United States Court of Appeals, Tenth Circuit
461 F.3d 1224 (10th Cir. 2006)
In Hoiles v. Alioto, Timothy Hoiles, a Colorado resident, entered a contingent fee agreement with Joseph Alioto, a California attorney, for legal representation in selling stock owned in Freedom Communications, Inc. Hoiles wanted Alioto to help sell his shares due to perceived mismanagement and family disputes. The agreement outlined different fee percentages based on the legal progress achieved. After a recapitalization of Freedom, Hoiles disputed the fee owed to Alioto and sought a declaratory judgment that Alioto was not entitled to a contingent fee. Alioto counterclaimed for breach of contract, unjust enrichment, fraud, and negligent misrepresentation. The U.S. District Court for the District of Colorado applied Colorado law, deeming the fee agreement unenforceable and dismissing some of Alioto's claims. The jury awarded Alioto damages for unjust enrichment. Alioto appealed, arguing the district court should have applied California law. The case was heard by the U.S. Court of Appeals for the Tenth Circuit.

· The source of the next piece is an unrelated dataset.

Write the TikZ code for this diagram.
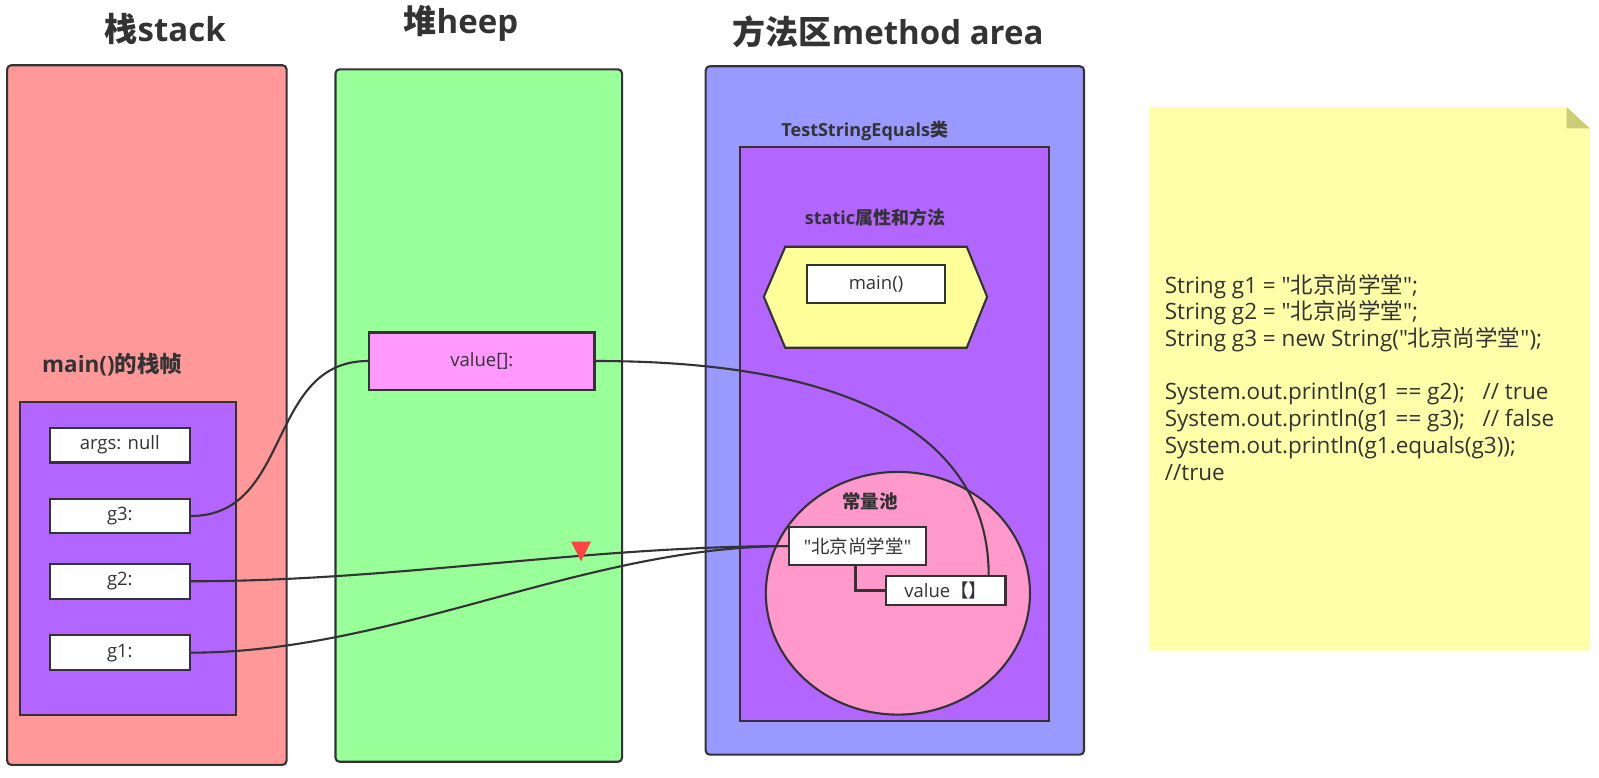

The main issues were whether California or Colorado law should apply to the enforceability of the contingent fee agreement and whether the district court erred in dismissing Alioto's fraud and negligent misrepresentation claims.

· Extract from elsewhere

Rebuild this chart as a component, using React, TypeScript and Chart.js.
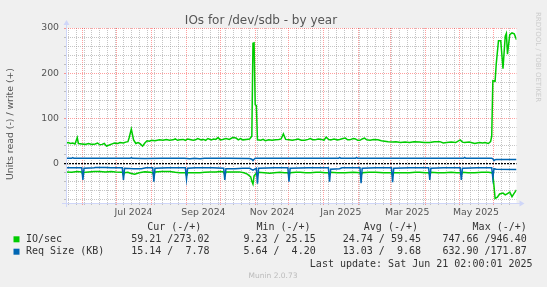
import { useEffect, useRef } from 'react';
import { Chart, registerables } from 'chart.js';

Chart.register(...registerables);

// Days are counted from 2024-06-01 (day 0). Range: 2024-05-17 .. 2025-06-21.
const X_MIN = -15;
const X_MAX = 385;
const Y_MIN = -88;
const Y_MAX = 300;

// IO/sec write (+)
const ioWrite: [number, number][] = [
  [-15, 45], [-13, 46], [-11, 44], [-9, 45], [-7, 43], [-5, 57], [-4, 44], [-1, 43], [2, 42], [5, 44],
  [8, 42], [11, 43], [13, 45], [15, 41], [17, 42], [19, 44], [21, 38], [24, 41], [26, 43], [28, 45],
  [31, 44], [33, 46], [36, 45], [38, 47], [40, 48], [41, 56], [43, 76], [45, 52], [47, 44], [49, 46],
  [51, 43], [53, 38], [55, 45], [57, 50], [59, 49], [61, 51], [64, 50], [68, 52], [71, 51], [74, 53],
  [77, 51], [80, 52], [82, 54], [84, 51], [86, 52], [89, 53], [91, 51], [93, 54], [95, 53], [98, 51],
  [100, 52], [102, 55], [105, 52], [107, 53], [109, 51], [111, 55], [114, 52], [116, 54], [118, 53], [120, 57],
  [122, 52], [124, 53], [127, 55], [130, 53], [133, 57], [136, 56], [138, 52], [140, 55], [142, 52], [145, 53],
  [148, 54], [150, 60], [151, 266], [152, 267], [153, 130], [154, 128], [155, 52], [158, 51], [160, 53], [162, 50],
  [165, 52], [168, 51], [171, 52], [174, 53], [176, 54], [178, 65], [180, 53], [183, 52], [186, 51], [188, 52],
  [191, 54], [194, 51], [197, 51], [200, 53], [202, 55], [204, 52], [206, 52], [209, 54], [212, 53], [214, 51],
  [216, 58], [218, 53], [220, 52], [223, 54], [226, 52], [228, 53], [231, 55], [233, 56], [235, 52], [237, 52],
  [240, 55], [242, 54], [244, 51], [246, 51], [248, 54], [250, 56], [252, 52], [255, 51], [258, 53], [262, 52],
  [265, 50], [268, 49], [271, 48], [275, 47], [278, 48], [282, 46], [286, 47], [290, 46], [294, 48], [299, 47],
  [303, 46], [308, 46], [312, 48], [317, 48], [320, 45], [323, 46], [327, 47], [331, 46], [335, 52], [337, 47],
  [339, 46], [343, 47], [348, 44], [352, 46], [355, 45], [357, 46], [360, 44], [362, 48], [363, 60], [364, 183],
  [366, 182], [367, 220], [369, 272], [371, 272], [373, 210], [375, 282], [376, 288], [377, 242], [379, 285], [381, 289],
  [383, 287], [385, 274],
];

// IO/sec read (-), stored as positive read values
const ioRead: [number, number][] = [
  [-15, 19], [-10, 20], [-5, 18], [-1, 19], [0, 26], [1, 20], [5, 19], [10, 18], [15, 18], [20, 19],
  [25, 18], [29, 19], [35, 20], [36, 26], [37, 21], [40, 20], [42, 22], [46, 24], [50, 21], [55, 19],
  [60, 20], [62, 21], [63, 27], [64, 19], [70, 18], [77, 18], [82, 20], [86, 21], [91, 21], [92, 27],
  [93, 21], [98, 21], [104, 21], [108, 20], [113, 19], [118, 19], [122, 18], [125, 19], [126, 26], [127, 19],
  [133, 19], [139, 19], [143, 21], [146, 24], [149, 30], [150, 40], [151, 46], [152, 28], [154, 22], [155, 27],
  [156, 20], [161, 21], [166, 22], [170, 21], [175, 20], [179, 21], [182, 21], [183, 26], [184, 21], [189, 20],
  [193, 20], [198, 21], [202, 21], [207, 20], [211, 20], [215, 21], [218, 21], [219, 26], [220, 20], [226, 21],
  [233, 21], [240, 20], [246, 21], [247, 27], [248, 21], [254, 20], [260, 20], [267, 21], [274, 21], [275, 27],
  [276, 21], [283, 21], [290, 21], [295, 20], [299, 20], [304, 21], [307, 21], [308, 25], [309, 20], [315, 21],
  [321, 21], [327, 20], [332, 21], [335, 21], [336, 25], [337, 20], [342, 21], [348, 21], [354, 20], [360, 20],
  [363, 21], [364, 24], [365, 50], [366, 78], [368, 75], [370, 68], [373, 66], [375, 70], [377, 67], [379, 64],
  [381, 74], [383, 66], [385, 59],
];

// Req Size (KB) write (+)
const reqWrite: [number, number][] = [
  [-15, 11], [-10, 11], [-9, 12.5], [-8, 11], [20, 11], [42, 11], [43, 12.5], [44, 11], [55, 10.5], [70, 11],
  [90, 11], [95, 10], [99, 11], [104, 10], [108, 11], [130, 11], [148, 10.5], [150, 9], [151, 6], [152, 9],
  [153, 11], [200, 11], [227, 11], [228, 13], [229, 11], [242, 11], [243, 13], [244, 11], [300, 11], [338, 11],
  [339, 13], [340, 11], [363, 11], [364, 10], [365, 6], [366, 8], [367, 8.5], [385, 8.5],
];

// Req Size (KB) read (-), stored as positive read values
const reqRead: [number, number][] = [
  [-15, 10], [-1, 10], [0, 37], [1, 11], [10, 10], [11, 9.5], [20, 9.5], [25, 10], [35, 10], [36, 37],
  [37, 11], [45, 12], [52, 12], [56, 10], [62, 10], [63, 41], [64, 11], [75, 10], [91, 10], [92, 35],
  [93, 11], [100, 10], [115, 10], [125, 11], [126, 37], [127, 12], [135, 12], [142, 11], [148, 11], [151, 15],
  [154, 11], [155, 45], [156, 11], [170, 10], [182, 10], [183, 41], [184, 11], [200, 10], [218, 10], [219, 41],
  [220, 13], [228, 12], [230, 10], [246, 10], [247, 44], [248, 11], [260, 10], [274, 10], [275, 42], [276, 11],
  [290, 10], [307, 10], [308, 37], [309, 11], [320, 10], [335, 10], [336, 37], [337, 11], [350, 10], [363, 10],
  [364, 33], [365, 12], [367, 13], [385, 14],
];

// x-axis labels: [year, monthIndex, text]
const xLabels: [number, number, string][] = [
  [2024, 6, 'Jul 2024'], [2024, 8, 'Sep 2024'], [2024, 10, 'Nov 2024'],
  [2025, 0, 'Jan 2025'], [2025, 2, 'Mar 2025'], [2025, 4, 'May 2025'],
];
const yLabelValues = [0, 100, 200, 300];

const legendHeaders = ['Cur (-/+)', 'Min (-/+)', 'Avg (-/+)', 'Max (-/+)'];
const legendRows: { name: string; color: string; values: string[] }[] = [
  { name: 'IO/sec', color: '#00CC00', values: ['59.21 /273.02', ' 9.23 / 25.15', '24.74 / 59.45', '747.66 /946.40'] },
  { name: 'Req Size (KB)', color: '#0066B3', values: ['15.14 /  7.78', ' 5.64 /  4.20', '13.03 /  9.68', '632.90 /171.87'] },
];
const lastUpdate = 'Last update: Sat Jun 21 02:00:01 2025';
const titleText = 'IOs for /dev/sdb - by year';
const yTitle = 'Units read (-) / write (+)';

const DAY0 = Date.UTC(2024, 5, 1);
const dayOf = (y: number, m: number, d: number) => Math.round((Date.UTC(y, m, d) - DAY0) / 86400000);

const FONT = '"DejaVu Sans", sans-serif';
const MONO = '"DejaVu Sans Mono", monospace';
const AXIS = '#CFD6F8';
const TEXT = '#555555';
const MINOR = 'rgba(150,150,150,0.55)';
const MAJOR = 'rgba(255,0,0,0.38)';

function buildXTicks() {
  const kinds = new Map<number, string>();
  const labels = new Map<number, string>();
  for (let d = 1 - 7 * 3; d <= X_MAX; d += 7) if (d >= X_MIN) kinds.set(d, 'week');
  for (let y = 2024; y <= 2025; y++) {
    for (let m = 0; m < 12; m++) {
      const d = dayOf(y, m, 1);
      if (d >= X_MIN && d <= X_MAX) kinds.set(d, 'month');
    }
  }
  for (const [y, m, t] of xLabels) {
    const d = dayOf(y, m, 1) + 15;
    labels.set(d, t);
    if (!kinds.has(d)) kinds.set(d, 'label');
  }
  return { kinds, labels };
}

const xTickInfo = buildXTicks();

const decor = {
  id: 'decor',
  beforeDraw(chart: any) {
    const { ctx, chartArea: a } = chart;
    ctx.save();
    ctx.fillStyle = '#F0F0F0';
    ctx.fillRect(0, 0, chart.width, chart.height);
    ctx.fillStyle = '#FFFFFF';
    ctx.fillRect(a.left, a.top, a.right - a.left, a.bottom - a.top);
    ctx.restore();
  },
  afterDraw(chart: any) {
    const { ctx, chartArea: a } = chart;
    ctx.save();
    // axes with arrows
    ctx.strokeStyle = AXIS;
    ctx.fillStyle = AXIS;
    ctx.lineWidth = 1;
    const bx = Math.round(a.left) + 0.5;
    const by = Math.round(a.bottom) + 0.5;
    ctx.beginPath();
    ctx.moveTo(a.left - 4, by);
    ctx.lineTo(a.right + 4, by);
    ctx.moveTo(bx, a.bottom + 4);
    ctx.lineTo(bx, a.top - 4);
    ctx.stroke();
    ctx.beginPath();
    ctx.moveTo(a.right + 3, by - 3);
    ctx.lineTo(a.right + 8, by);
    ctx.lineTo(a.right + 3, by + 3);
    ctx.closePath();
    ctx.fill();
    ctx.beginPath();
    ctx.moveTo(bx - 3, a.top - 3);
    ctx.lineTo(bx, a.top - 8);
    ctx.lineTo(bx + 3, a.top - 3);
    ctx.closePath();
    ctx.fill();

    // title
    ctx.fillStyle = TEXT;
    ctx.font = `12px ${FONT}`;
    ctx.textAlign = 'center';
    ctx.textBaseline = 'alphabetic';
    ctx.fillText(titleText, 261, 24);

    // y title
    ctx.save();
    ctx.translate(10.5, 124);
    ctx.rotate(-Math.PI / 2);
    ctx.font = `9.33px ${FONT}`;
    ctx.textBaseline = 'middle';
    ctx.textAlign = 'center';
    ctx.fillText(yTitle, 0, 0);
    ctx.restore();

    // watermark
    ctx.save();
    ctx.translate(538, 57);
    ctx.rotate(Math.PI / 2);
    ctx.font = `7px ${FONT}`;
    ctx.fillStyle = '#CCCCCC';
    ctx.textAlign = 'center';
    ctx.textBaseline = 'middle';
    ctx.fillText('RRDTOOL / TOBI OETIKER', 0, 0);
    ctx.restore();

    // legend
    ctx.font = `10px ${MONO}`;
    ctx.fillStyle = '#333333';
    ctx.textBaseline = 'middle';
    ctx.textAlign = 'left';
    const headerX = [147.2, 256.4, 363.8, 472.6];
    legendHeaders.forEach((h, i) => ctx.fillText(h, headerX[i], 227.7));
    const colEnd = [209.5, 315.7, 421, 526.7];
    const rowY = [239.3, 251.7];
    legendRows.forEach((r, j) => {
      ctx.fillStyle = r.color;
      ctx.fillRect(13.5, rowY[j] - 3, 6, 6);
      ctx.fillStyle = '#333333';
      ctx.textAlign = 'left';
      ctx.fillText(r.name, 26, rowY[j]);
      ctx.textAlign = 'right';
      r.values.forEach((v, i) => ctx.fillText(v, colEnd[i], rowY[j]));
    });
    ctx.textAlign = 'right';
    ctx.fillText(lastUpdate, 532.6, 264);

    ctx.font = `7.5px ${FONT}`;
    ctx.fillStyle = '#BBBBBB';
    ctx.textAlign = 'center';
    ctx.fillText('Munin 2.0.73', 273, 276);
    ctx.restore();
  },
};

function toPts(src: [number, number][], sign: number) {
  return src.map(([x, y]) => ({ x, y: sign * y }));
}

export default function App() {
  const ref = useRef<HTMLCanvasElement | null>(null);
  useEffect(() => {
    if (!ref.current) return;
    const line = (label: string, data: any[], color: string) => ({
      label,
      data,
      borderColor: color,
      backgroundColor: color,
      borderWidth: 1.5,
      pointRadius: 0,
      tension: 0,
      fill: false,
    });
    const chart = new Chart(ref.current, {
      type: 'line',
      data: {
        datasets: [
          line('Req Size write', toPts(reqWrite, 1), '#0066B3'),
          line('Req Size read', toPts(reqRead, -1), '#0066B3'),
          line('IO/sec write', toPts(ioWrite, 1), '#00CC00'),
          line('IO/sec read', toPts(ioRead, -1), '#00CC00'),
        ],
      },
      options: {
        animation: false,
        responsive: false,
        devicePixelRatio: 1,
        events: [],
        layout: { padding: { left: 0, top: 28, right: 30.5, bottom: 0 } },
        plugins: { legend: { display: false }, title: { display: false }, tooltip: { enabled: false } },
        scales: {
          x: {
            type: 'linear',
            min: X_MIN,
            max: X_MAX,
            afterBuildTicks: (scale: any) => {
              scale.ticks = Array.from(xTickInfo.kinds.keys()).sort((p, q) => p - q).map((v) => ({ value: v }));
            },
            afterFit: (scale: any) => {
              scale.height = 84;
            },
            grid: {
              color: (c: any) => {
                const k = xTickInfo.kinds.get(c.tick?.value);
                return k === 'month' ? MAJOR : k === 'week' ? MINOR : 'rgba(0,0,0,0)';
              },
              tickColor: (c: any) => {
                const k = xTickInfo.kinds.get(c.tick?.value);
                return k === 'month' ? MAJOR : k === 'week' ? MINOR : 'rgba(0,0,0,0)';
              },
              lineWidth: 1,
              drawTicks: true,
              tickLength: 2,
            },
            border: { display: false, dash: [1, 1] },
            ticks: {
              autoSkip: false,
              maxRotation: 0,
              minRotation: 0,
              padding: 2.4,
              color: TEXT,
              font: { family: 'DejaVu Sans', size: 9.33 },
              callback: (v: any) => xTickInfo.labels.get(v) ?? '',
            },
          },
          y: {
            type: 'linear',
            min: Y_MIN,
            max: Y_MAX,
            afterBuildTicks: (scale: any) => {
              const t = [];
              for (let v = -80; v <= 300; v += 20) t.push({ value: v });
              scale.ticks = t;
            },
            afterFit: (scale: any) => {
              scale.width = 66;
            },
            grid: {
              color: (c: any) => {
                const v = c.tick?.value;
                if (v === 0) return '#000000';
                return v % 100 === 0 ? MAJOR : MINOR;
              },
              tickColor: (c: any) => {
                const v = c.tick?.value;
                if (v === 0) return '#000000';
                return v % 100 === 0 ? MAJOR : MINOR;
              },
              lineWidth: (c: any) => (c.tick?.value === 0 ? 1.2 : 1),
              drawTicks: true,
              tickLength: 2,
            },
            border: {
              display: false,
              dash: (c: any) => (c.tick?.value === 0 ? [2, 1] : [1, 1]),
            },
            ticks: {
              autoSkip: false,
              padding: 5,
              color: TEXT,
              font: { family: 'DejaVu Sans', size: 9.33 },
              callback: (v: any) => (yLabelValues.includes(v) ? String(v) : ''),
            },
          },
        },
      },
      plugins: [decor],
    });
    return () => chart.destroy();
  }, []);
  return (
    <div style={{ position: 'fixed', left: 0, top: 0, width: 547, height: 287 }}>
      <canvas ref={ref} width={547} height={287} style={{ width: 547, height: 287, display: 'block' }} />
    </div>
  );
}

The U.S. Court of Appeals for the Tenth Circuit held that the district court should have applied California law to determine the validity of the Fee Agreement and reversed the dismissal of Alioto's breach of contract, fraud, and negligent misrepresentation claims.
The U.S. Court of Appeals for the Tenth Circuit reasoned that Colorado's choice of law principles required applying the law of the state with the most significant relationship to the transaction and the parties. It found that California had the most significant relationship, as the legal services were primarily rendered there, the initial agreement was made in California, and Alioto was a California attorney. The court noted that applying Colorado law would impede the interstate practice of law and that California's interest in regulating its attorneys prevailed. Additionally, the court addressed the procedural errors in dismissing Alioto's fraud and negligent misrepresentation claims, finding unresolved issues of material fact that warranted further consideration. Consequently, the court remanded the case for further proceedings under California law.